We left Costco as a lake of duplicate and love in bulk: our membership is in the trunk. We are so stacked & heartful is dizzy. Even my glasses blur and various roads align and signs, I squint. But swerve & hit your post whose faulty reflection when tearing the mirror: oops, we start spinning, oh crash this such, and this is it.

Lines of thought change course and collide, with grammatical dead ends providing obstacles—an interrupting colon leaves a phrase in the last sentence hanging—or becoming expressive in themselves: the crunch and empty confusion of “oh crash this such.”

Obstacles are key in “This is It,” whether in the barriers the poet always seems to be running into or vaulting over or in the mantra-like iterations of the title in most of the book’s 40 poems, sounding less definitive with each repetition. Typically, a scene or situation for each vignette is made more or less clear at the start, but what follows is hazy, the tone hesitant, as refracted language obstructs our view beyond a dilated immediate environment, as in the aftermath of another car crash:

Everywhere is oil from the car into a river turn, flows between my toes. Dark lubricant brown is liquid. Runs under leg, warm very sigh. Why naked now, skin darker spoon on thigh is marmalade, this polluted freeing canned or cathartic so hard, here it is.
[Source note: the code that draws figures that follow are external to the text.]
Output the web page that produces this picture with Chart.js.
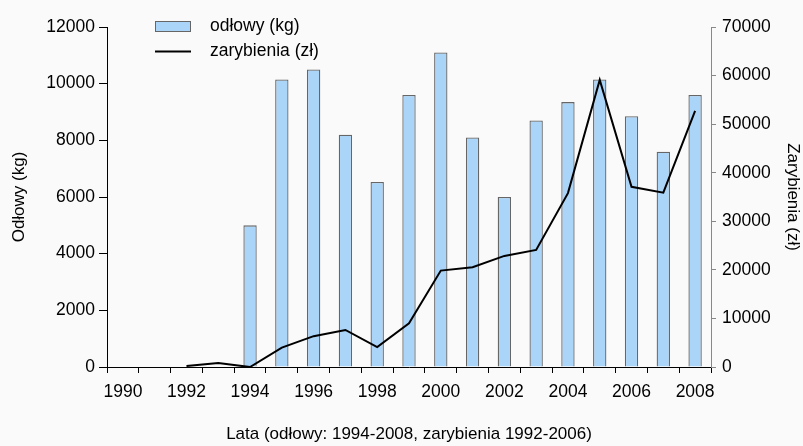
<!DOCTYPE html>
<html>
<head>
<meta charset="utf-8">
<script src="https://cdn.jsdelivr.net/npm/chart.js@4.4.1/dist/chart.umd.min.js"></script>
<style>
  html, body { margin: 0; padding: 0; background: #fafafa; }
  #wrap { width: 803px; height: 446px; position: relative; background: #fafafa; }
</style>
</head>
<body>
<div id="wrap"><canvas id="c"></canvas></div>
<script>
const years = ['1990','1991','1992','1993','1994','1995','1996','1997','1998','1999','2000','2001','2002','2003','2004','2005','2006','2007','2008'];
const odlowy = [null, null, null, null, 5000, 10150, 10500, 8200, 6530, 9600, 11100, 8100, 6000, 8700, 9350, 10150, 8850, 7600, 9600];
const zarybienia = [null, null, 200, 800, 0, 4000, 6350, 7620, 4100, 9000, 19850, 20540, 22870, 24100, 35800, 59100, 37100, 35900, 52750];
const leftTicks = [0, 2000, 4000, 6000, 8000, 10000, 12000];
const rightTicks = [0, 10000, 20000, 30000, 40000, 50000, 60000, 70000];
const seriesLabels = ['odłowy (kg)', 'zarybienia (zł)'];
const axisTitles = { x: 'Lata (odłowy: 1994-2008, zarybienia 1992-2006)', y: 'Odłowy (kg)', y2: 'Zarybienia (zł)' };

const FONT = "'Liberation Sans', Arial, Helvetica, sans-serif";
Chart.defaults.font.family = FONT;
Chart.defaults.color = '#000';

const BAR_FILL = '#aad4f8';
const BAR_EDGE = '#666666';

const legendPlugin = {
  id: 'insideLegend',
  afterDraw(chart) {
    const ctx = chart.ctx;
    ctx.save();
    ctx.font = "17.5px " + FONT;
    ctx.textBaseline = 'middle';
    ctx.fillStyle = BAR_FILL;
    ctx.fillRect(155.5, 21.5, 35, 10);
    ctx.strokeStyle = BAR_EDGE;
    ctx.lineWidth = 1;
    ctx.strokeRect(155.5, 21.5, 35, 10);
    ctx.fillStyle = '#000';
    ctx.fillText(chart.data.datasets[1].label, 210, 26);
    ctx.beginPath();
    ctx.strokeStyle = '#000';
    ctx.lineWidth = 2;
    ctx.moveTo(155, 51.5);
    ctx.lineTo(191, 51.5);
    ctx.stroke();
    ctx.fillText(chart.data.datasets[0].label, 210, 51);
    ctx.restore();
  }
};

const plain = v => String(v);

new Chart(document.getElementById('c'), {
  data: {
    labels: years,
    datasets: [
      {
        type: 'line',
        label: seriesLabels[1],
        data: zarybienia,
        yAxisID: 'y2',
        borderColor: '#000',
        borderWidth: 2,
        pointRadius: 0,
        tension: 0,
        fill: false,
        order: 0
      },
      {
        type: 'bar',
        label: seriesLabels[0],
        data: odlowy,
        yAxisID: 'y',
        backgroundColor: BAR_FILL,
        borderColor: BAR_EDGE,
        borderWidth: 1.3,
        categoryPercentage: 1,
        barPercentage: 0.42,
        order: 1
      }
    ]
  },
  options: {
    responsive: true,
    maintainAspectRatio: false,
    animation: false,
    layout: { padding: { top: 27, left: 0, right: 0, bottom: 0 } },
    plugins: { legend: { display: false }, tooltip: { enabled: false } },
    scales: {
      x: {
        type: 'category',
        offset: true,
        grid: { offset: true, drawOnChartArea: false, drawTicks: true, tickLength: 6, color: '#000' },
        border: { color: '#000', width: 1 },
        ticks: {
          autoSkip: false, maxRotation: 0, minRotation: 0, padding: 9,
          font: { size: 17.5 }, color: '#000',
          callback: function(v, i) { return i % 2 === 0 ? years[i] : ''; }
        },
        title: { display: true, text: axisTitles.x, font: { size: 17 }, padding: { top: 0, bottom: 1 } },
        afterFit(s) { s.height = 79; }
      },
      y: {
        position: 'left',
        min: 0, max: 12000,
        afterBuildTicks(s) { s.ticks = leftTicks.map(v => ({ value: v })); },
        grid: { drawOnChartArea: false, drawTicks: true, tickLength: 8, color: '#000' },
        border: { color: '#000', width: 1 },
        ticks: { padding: 4, font: { size: 17.5 }, color: '#000', callback: plain },
        title: { display: true, text: axisTitles.y, font: { size: 17 }, padding: { top: 9, bottom: 0 } },
        afterFit(s) { s.width = 107; }
      },
      y2: {
        position: 'right',
        min: 0, max: 70000,
        afterBuildTicks(s) { s.ticks = rightTicks.map(v => ({ value: v })); },
        grid: { drawOnChartArea: false, drawTicks: true, tickLength: 5, color: '#888' },
        border: { color: '#888', width: 1 },
        ticks: { padding: 6, font: { size: 17.5 }, color: '#000', callback: plain },
        title: { display: true, text: axisTitles.y2, font: { size: 17 }, padding: { top: 0, bottom: 0 } },
        afterFit(s) { s.width = 92; }
      }
    }
  },
  plugins: [legendPlugin]
});
</script>
</body>
</html>
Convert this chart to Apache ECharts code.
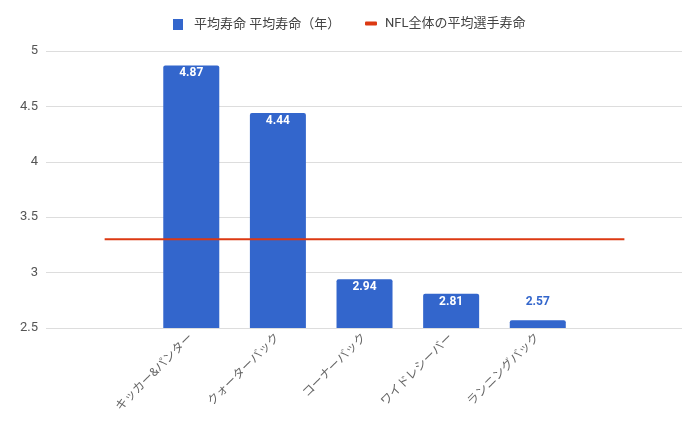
<!DOCTYPE html>
<html>
<head>
<meta charset="utf-8">
<script src="https://cdn.jsdelivr.net/npm/echarts@6/dist/echarts.min.js"></script>
<style>
html,body{margin:0;padding:0;background:#fff;}
#chart{width:700px;height:423px;}
</style>
</head>
<body>
<div id="chart"></div>
<script>
// ---- data ----
const categories = ['キッカー&パンター', 'クォーターバック', 'コーナーバック', 'ワイドレシーバー', 'ランニングバック'];
const careerYears = [4.87, 4.44, 2.94, 2.81, 2.57];
const nflAverage = 3.3;
const yTicks = [2.5, 3, 3.5, 4, 4.5, 5];
const barSeriesName = '平均寿命 平均寿命（年）';
const lineSeriesName = 'NFL全体の平均選手寿命';

const FONT = 'Roboto, "Noto Sans CJK JP", sans-serif';
const BLUE = '#3366cc';
const RED = '#dc3912';
const yMin = yTicks[0], yMax = yTicks[yTicks.length - 1];

const catIdx = categories.map((c, i) => i);
const barData = careerYears.map((v, i) => {
  const small = (v - yMin) < 0.15;
  return {
    value: [i, v],
    label: small
      ? { position: 'top', color: BLUE, distance: 12 }
      : { position: 'insideTop', color: '#fff', distance: 2 }
  };
});
const lineData = [[-1, nflAverage], [categories.length, nflAverage]];

const chart = echarts.init(document.getElementById('chart'), null, { renderer: 'canvas' });
chart.setOption({
  animation: false,
  textStyle: { fontFamily: FONT },
  legend: [
    {
      data: [barSeriesName],
      left: 168, top: 13,
      icon: 'rect', itemWidth: 10, itemHeight: 11,
      textStyle: { fontSize: 13, color: '#444', fontFamily: FONT, padding: [0, 0, 0, 6] }
    },
    {
      data: [lineSeriesName],
      left: 360, top: 12,
      icon: 'roundRect', itemWidth: 12, itemHeight: 4,
      textStyle: { fontSize: 13, color: '#444', fontFamily: FONT, padding: [0, 0, 0, 3] }
    }
  ],
  grid: { left: 46, right: 18, top: 51, bottom: 95, containLabel: false },
  xAxis: {
    type: 'value',
    min: -1.677, max: 5.665,
    axisLine: { show: false },
    axisTick: { show: false },
    splitLine: { show: false },
    axisLabel: {
      customValues: catIdx,
      formatter: v => categories[Math.round(v)] ?? '',
      rotate: 45,
      margin: 8,
      fontSize: 12,
      color: '#666',
      fontFamily: FONT
    }
  },
  yAxis: {
    type: 'value',
    min: yMin, max: yMax, interval: 0.5,
    axisLine: { show: false },
    axisTick: { show: false },
    splitLine: { lineStyle: { color: '#dddddd', width: 1 } },
    axisLabel: { fontSize: 13, color: '#555', margin: 8, fontFamily: FONT }
  },
  series: [
    {
      name: barSeriesName,
      type: 'bar',
      data: barData,
      barWidth: 56,
      itemStyle: { color: BLUE, borderRadius: [2, 2, 0, 0] },
      label: { show: true, fontSize: 12, fontWeight: 'bold', fontFamily: FONT, formatter: p => p.value[1] }
    },
    {
      name: lineSeriesName,
      type: 'line',
      data: lineData,
      symbol: 'none',
      lineStyle: { color: RED, width: 2 },
      itemStyle: { color: RED },
      z: 5
    }
  ]
});
</script>
</body>
</html>
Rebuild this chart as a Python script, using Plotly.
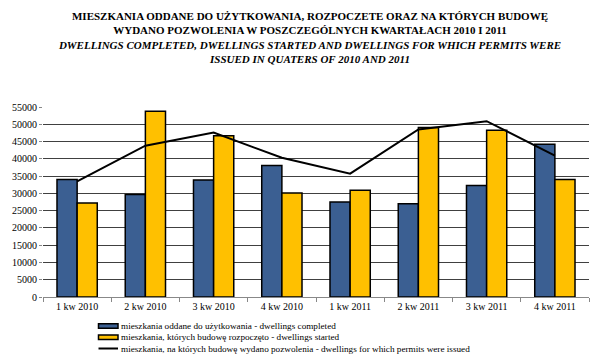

Or a thicket of vocabulary can become its own environment, as in an erotic poem that forgoes sensuality:

Trying stability is inside on, for us to stand and finally could say: yes, here you go, here’s the spot. Oh just would be so, could. Whereas, your company such parallels of misaligning. Whereas, our mergers incomplete as dialed. Vying for head where ours wander off, speeding on for a lane to keep, or muster on acquire. I look at hands like a vector, if you could, onto me. Trying for sentences afoot. Step in this spit is me & gawp. I’ll become what this means, to you.

This combination of academic meticulousness (whereas, misaligning, vying, vector), impersonal scraps of business-ese (mergers, incomplete as dialed, acquire), and sensory monosyllables (step, spit, gawp), obscured/brought to life by missing words and garbled grammar, is a good sample of the book’s porous, collagey style.

A lot of new poetry seems dogged by an anxiety about its contemporaneity, with doubts about dealing with 21st-century language taking the form of a scrubbed-clean “timelessness” or a cleverer-than-thou sarcasm that sees writers condescending to language trends while feeding off their vitality. “This is It” is one way to be contemporary and avoid both traps. Its New World wonder is more halting curiosity than surging sublimity; its cultural commentary more obstacle course than satirical revelation. The poems are full of things, observing a frenzy of consumption but at an arm’s length, with the pace slowed by syntax slippage and typographic speed bumps. Is the intersection of Gertrude Stein and Liquid Death ad copy an aesthetic justice or an outrage? No matter: Pradeau’s comic, reflective voice is an equalizer, in which getting teargassed is as curious an experience as eating ice cream in the tub, and “whereas” can become conversational scotch tape while a word like “cool” loses its ubiquitous ease.

In the end, the poet is revealed to be not so much a born adventurer as a sort of magpie stuck in flight while daydreaming of its nest, gathering heterogeneous materials to make a home in, and out of, its harsh surroundings:

I made it home. Yet needs clearing, perhaps, or a new game. I need to make it “cool” for us to be, for you to come back and say, oh neat! a nest. [...] Soft hands and elastic smell of fresh, oh like almond maybe with department of citrus, hint. Every name is a smell, and smell will call you home. Cushion the taste of a season in your shirt. “so sweet like air.” Will you have me in nest of us?

The new American debris is already old and might be here to stay. With “This is It,” Léon Pradeau makes the case for running your tongue across it.